> _What you are asked to do_:
Lines containing the string "with" are to be collected in full.

> _Records shown_:
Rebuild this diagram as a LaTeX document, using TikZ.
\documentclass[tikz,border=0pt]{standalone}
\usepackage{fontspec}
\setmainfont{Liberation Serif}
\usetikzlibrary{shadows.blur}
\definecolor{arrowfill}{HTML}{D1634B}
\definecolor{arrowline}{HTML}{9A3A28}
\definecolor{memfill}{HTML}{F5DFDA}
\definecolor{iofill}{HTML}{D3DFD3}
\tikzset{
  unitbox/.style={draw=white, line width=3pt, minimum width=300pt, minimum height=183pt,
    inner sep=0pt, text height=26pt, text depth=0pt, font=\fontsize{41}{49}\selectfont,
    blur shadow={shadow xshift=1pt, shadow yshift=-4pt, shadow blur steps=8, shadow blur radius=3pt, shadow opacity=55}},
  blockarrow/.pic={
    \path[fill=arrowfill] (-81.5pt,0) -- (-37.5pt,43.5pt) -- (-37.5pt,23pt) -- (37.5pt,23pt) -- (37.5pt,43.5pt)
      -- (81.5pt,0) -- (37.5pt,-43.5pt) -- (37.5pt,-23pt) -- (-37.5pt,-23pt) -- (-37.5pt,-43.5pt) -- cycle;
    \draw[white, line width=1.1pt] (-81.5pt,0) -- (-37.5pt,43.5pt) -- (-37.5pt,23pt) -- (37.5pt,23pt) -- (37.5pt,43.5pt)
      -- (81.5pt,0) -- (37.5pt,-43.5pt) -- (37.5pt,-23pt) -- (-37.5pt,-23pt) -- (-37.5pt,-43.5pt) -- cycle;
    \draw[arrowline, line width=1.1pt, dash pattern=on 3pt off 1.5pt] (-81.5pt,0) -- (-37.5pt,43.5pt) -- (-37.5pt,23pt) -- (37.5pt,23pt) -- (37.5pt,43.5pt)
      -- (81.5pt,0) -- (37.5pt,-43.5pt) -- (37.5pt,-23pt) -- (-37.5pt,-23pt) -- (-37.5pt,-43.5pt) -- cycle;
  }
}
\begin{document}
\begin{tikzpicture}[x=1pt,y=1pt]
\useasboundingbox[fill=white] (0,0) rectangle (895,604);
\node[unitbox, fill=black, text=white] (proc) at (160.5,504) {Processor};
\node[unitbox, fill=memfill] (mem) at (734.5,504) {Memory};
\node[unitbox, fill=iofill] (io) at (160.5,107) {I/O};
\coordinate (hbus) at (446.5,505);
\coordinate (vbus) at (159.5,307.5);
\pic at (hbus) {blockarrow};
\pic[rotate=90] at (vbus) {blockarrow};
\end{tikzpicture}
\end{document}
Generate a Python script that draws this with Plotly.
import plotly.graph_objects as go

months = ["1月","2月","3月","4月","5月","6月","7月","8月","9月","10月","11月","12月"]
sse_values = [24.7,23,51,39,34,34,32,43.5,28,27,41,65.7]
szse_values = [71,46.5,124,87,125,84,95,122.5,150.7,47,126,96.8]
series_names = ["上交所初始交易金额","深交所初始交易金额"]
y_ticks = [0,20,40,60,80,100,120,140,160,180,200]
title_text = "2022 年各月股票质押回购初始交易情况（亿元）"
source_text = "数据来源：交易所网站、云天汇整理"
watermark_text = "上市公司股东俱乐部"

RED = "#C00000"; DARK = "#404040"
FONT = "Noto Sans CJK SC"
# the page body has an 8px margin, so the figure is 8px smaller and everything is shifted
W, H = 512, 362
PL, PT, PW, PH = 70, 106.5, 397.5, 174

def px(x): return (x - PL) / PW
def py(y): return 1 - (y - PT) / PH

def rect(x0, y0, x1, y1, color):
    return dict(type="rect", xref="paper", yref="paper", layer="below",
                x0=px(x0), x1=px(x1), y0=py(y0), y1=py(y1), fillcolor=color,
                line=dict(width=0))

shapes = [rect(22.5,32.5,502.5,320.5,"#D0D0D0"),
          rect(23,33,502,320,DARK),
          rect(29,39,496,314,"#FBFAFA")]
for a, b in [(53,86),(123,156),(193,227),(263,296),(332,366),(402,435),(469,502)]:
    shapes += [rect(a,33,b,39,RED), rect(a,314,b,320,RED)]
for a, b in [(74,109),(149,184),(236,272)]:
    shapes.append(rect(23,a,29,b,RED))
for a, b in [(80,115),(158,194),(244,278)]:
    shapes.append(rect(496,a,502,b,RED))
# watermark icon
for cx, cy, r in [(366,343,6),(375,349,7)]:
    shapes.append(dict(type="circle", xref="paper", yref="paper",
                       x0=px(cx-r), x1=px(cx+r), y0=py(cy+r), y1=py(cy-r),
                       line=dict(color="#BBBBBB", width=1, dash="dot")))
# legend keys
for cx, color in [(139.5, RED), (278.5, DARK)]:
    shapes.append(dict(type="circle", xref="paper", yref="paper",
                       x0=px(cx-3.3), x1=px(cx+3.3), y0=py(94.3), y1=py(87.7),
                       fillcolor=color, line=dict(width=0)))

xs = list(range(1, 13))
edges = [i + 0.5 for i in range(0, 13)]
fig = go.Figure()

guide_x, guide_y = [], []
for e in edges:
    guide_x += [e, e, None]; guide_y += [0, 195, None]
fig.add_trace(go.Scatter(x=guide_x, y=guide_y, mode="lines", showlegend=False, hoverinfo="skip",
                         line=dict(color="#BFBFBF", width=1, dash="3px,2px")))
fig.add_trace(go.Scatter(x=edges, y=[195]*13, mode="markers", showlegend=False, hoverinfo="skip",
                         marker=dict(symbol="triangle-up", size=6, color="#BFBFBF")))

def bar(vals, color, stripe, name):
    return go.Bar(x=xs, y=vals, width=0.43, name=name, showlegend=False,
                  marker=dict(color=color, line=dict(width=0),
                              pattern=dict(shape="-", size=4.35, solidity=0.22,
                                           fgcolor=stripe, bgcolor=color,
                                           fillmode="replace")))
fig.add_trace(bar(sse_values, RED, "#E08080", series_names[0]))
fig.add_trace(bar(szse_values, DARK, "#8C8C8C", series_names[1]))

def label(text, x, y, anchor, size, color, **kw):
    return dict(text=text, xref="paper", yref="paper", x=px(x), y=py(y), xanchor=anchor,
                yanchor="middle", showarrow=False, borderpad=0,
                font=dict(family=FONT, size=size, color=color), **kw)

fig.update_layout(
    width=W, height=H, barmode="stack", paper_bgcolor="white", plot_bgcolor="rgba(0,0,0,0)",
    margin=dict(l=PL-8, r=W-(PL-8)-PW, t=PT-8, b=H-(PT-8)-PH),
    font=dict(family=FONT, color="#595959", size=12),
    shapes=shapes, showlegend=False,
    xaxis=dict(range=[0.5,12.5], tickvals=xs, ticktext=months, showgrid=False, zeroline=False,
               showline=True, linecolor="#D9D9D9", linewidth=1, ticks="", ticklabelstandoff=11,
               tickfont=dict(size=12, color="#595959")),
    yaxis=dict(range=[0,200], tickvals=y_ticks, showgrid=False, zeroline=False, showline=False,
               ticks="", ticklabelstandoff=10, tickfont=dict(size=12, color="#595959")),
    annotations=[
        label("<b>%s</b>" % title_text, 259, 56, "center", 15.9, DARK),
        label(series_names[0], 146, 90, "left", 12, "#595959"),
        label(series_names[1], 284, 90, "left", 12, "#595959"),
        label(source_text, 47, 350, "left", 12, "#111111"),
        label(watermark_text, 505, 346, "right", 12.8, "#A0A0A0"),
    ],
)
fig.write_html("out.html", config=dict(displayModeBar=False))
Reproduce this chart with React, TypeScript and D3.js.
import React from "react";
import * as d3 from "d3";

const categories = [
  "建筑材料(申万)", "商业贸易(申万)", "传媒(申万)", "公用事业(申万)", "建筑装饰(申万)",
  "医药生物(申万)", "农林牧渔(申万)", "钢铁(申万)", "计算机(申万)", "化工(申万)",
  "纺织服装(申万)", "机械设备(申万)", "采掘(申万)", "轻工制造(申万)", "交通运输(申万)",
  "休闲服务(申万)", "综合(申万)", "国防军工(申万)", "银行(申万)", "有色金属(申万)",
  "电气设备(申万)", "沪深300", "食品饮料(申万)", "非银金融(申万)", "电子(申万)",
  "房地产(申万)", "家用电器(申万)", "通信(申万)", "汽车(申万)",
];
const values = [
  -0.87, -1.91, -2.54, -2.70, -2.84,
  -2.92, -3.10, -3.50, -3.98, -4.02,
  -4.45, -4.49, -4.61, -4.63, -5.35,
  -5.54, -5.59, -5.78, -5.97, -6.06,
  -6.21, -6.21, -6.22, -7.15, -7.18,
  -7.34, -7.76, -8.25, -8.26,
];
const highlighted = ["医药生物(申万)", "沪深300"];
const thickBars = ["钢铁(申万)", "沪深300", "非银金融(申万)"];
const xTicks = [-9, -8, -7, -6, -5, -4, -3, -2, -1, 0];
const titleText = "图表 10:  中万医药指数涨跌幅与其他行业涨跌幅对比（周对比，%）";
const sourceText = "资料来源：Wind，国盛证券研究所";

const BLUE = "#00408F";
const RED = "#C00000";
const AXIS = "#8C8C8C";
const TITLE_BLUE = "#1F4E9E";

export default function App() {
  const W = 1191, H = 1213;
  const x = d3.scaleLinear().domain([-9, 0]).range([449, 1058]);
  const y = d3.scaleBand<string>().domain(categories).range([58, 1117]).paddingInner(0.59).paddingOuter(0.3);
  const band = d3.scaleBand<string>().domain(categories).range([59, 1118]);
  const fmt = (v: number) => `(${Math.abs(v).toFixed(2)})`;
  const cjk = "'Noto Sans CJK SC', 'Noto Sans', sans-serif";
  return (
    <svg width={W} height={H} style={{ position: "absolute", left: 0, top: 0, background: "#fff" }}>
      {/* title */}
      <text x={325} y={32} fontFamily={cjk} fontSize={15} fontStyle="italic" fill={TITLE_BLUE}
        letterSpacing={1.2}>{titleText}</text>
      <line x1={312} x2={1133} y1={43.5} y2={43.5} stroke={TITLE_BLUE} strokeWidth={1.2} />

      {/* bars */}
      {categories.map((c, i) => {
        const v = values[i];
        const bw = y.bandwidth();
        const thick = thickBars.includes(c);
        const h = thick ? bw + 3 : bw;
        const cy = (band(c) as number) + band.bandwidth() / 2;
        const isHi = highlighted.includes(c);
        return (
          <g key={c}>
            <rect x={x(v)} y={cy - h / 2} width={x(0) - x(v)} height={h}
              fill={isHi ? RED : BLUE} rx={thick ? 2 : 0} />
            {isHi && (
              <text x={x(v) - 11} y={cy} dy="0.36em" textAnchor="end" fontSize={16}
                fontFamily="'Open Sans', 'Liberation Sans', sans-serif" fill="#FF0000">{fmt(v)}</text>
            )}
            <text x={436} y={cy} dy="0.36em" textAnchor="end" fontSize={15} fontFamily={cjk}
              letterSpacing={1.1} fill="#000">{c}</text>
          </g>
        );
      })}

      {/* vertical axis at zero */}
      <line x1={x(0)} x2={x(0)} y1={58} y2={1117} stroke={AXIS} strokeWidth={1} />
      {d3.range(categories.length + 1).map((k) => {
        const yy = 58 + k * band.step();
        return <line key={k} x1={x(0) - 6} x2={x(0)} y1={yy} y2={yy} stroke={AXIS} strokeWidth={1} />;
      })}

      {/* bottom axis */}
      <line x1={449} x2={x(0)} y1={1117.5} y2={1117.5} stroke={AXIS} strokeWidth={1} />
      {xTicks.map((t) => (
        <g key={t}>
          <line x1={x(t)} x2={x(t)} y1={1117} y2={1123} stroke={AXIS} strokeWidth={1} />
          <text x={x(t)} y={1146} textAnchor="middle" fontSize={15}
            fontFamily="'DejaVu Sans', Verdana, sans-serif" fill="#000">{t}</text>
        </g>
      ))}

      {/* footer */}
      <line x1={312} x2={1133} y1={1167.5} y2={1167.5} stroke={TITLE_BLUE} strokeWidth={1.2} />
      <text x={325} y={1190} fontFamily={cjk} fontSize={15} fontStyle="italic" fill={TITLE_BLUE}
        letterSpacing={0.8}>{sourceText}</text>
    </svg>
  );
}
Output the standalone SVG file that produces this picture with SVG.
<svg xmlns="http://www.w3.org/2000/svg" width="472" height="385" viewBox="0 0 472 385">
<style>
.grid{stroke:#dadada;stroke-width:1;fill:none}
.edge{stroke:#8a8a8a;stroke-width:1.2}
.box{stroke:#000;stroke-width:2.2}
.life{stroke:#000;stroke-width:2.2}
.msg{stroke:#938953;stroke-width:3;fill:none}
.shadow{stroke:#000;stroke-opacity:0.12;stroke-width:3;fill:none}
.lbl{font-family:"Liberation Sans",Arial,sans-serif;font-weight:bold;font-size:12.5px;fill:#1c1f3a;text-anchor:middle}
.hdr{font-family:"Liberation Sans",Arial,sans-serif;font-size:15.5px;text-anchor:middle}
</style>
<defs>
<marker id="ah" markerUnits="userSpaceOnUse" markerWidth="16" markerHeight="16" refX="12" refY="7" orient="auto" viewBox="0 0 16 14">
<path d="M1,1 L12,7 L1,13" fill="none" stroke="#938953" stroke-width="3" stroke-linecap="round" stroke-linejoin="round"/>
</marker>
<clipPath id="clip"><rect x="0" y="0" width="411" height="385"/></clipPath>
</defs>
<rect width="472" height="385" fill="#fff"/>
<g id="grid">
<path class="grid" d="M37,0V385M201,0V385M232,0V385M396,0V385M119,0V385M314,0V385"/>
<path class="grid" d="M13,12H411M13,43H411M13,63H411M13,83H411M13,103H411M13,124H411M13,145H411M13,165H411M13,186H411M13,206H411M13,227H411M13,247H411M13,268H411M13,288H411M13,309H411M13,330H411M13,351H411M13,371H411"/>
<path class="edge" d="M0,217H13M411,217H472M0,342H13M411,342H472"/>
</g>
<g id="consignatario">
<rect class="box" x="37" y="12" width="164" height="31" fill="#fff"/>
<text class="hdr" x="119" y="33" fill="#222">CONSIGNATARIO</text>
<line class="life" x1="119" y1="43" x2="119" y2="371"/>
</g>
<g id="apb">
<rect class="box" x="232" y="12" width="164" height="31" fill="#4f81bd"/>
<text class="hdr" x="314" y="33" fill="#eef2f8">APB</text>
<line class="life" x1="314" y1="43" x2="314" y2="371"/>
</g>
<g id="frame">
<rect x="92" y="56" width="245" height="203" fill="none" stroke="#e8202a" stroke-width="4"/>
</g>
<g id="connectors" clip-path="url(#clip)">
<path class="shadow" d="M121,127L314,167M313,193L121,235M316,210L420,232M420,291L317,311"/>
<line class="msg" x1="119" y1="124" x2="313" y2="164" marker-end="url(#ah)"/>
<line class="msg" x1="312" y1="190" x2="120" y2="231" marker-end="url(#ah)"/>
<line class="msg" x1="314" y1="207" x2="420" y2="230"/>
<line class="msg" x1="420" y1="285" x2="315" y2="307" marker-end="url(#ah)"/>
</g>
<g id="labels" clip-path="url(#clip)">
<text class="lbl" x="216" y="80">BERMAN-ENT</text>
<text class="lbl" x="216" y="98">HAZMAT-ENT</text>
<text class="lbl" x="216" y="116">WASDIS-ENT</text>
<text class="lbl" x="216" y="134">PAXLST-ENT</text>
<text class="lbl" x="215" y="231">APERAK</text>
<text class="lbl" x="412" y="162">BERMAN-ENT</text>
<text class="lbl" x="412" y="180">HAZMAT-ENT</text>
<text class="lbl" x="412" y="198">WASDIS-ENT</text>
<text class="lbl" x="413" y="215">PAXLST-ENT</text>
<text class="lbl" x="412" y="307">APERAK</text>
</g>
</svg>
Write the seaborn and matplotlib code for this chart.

> _Written answer_:
Generate a Python script that draws this with Plotly.
Reproduce this chart with React, TypeScript and D3.js.
Output the standalone SVG file that produces this picture with SVG.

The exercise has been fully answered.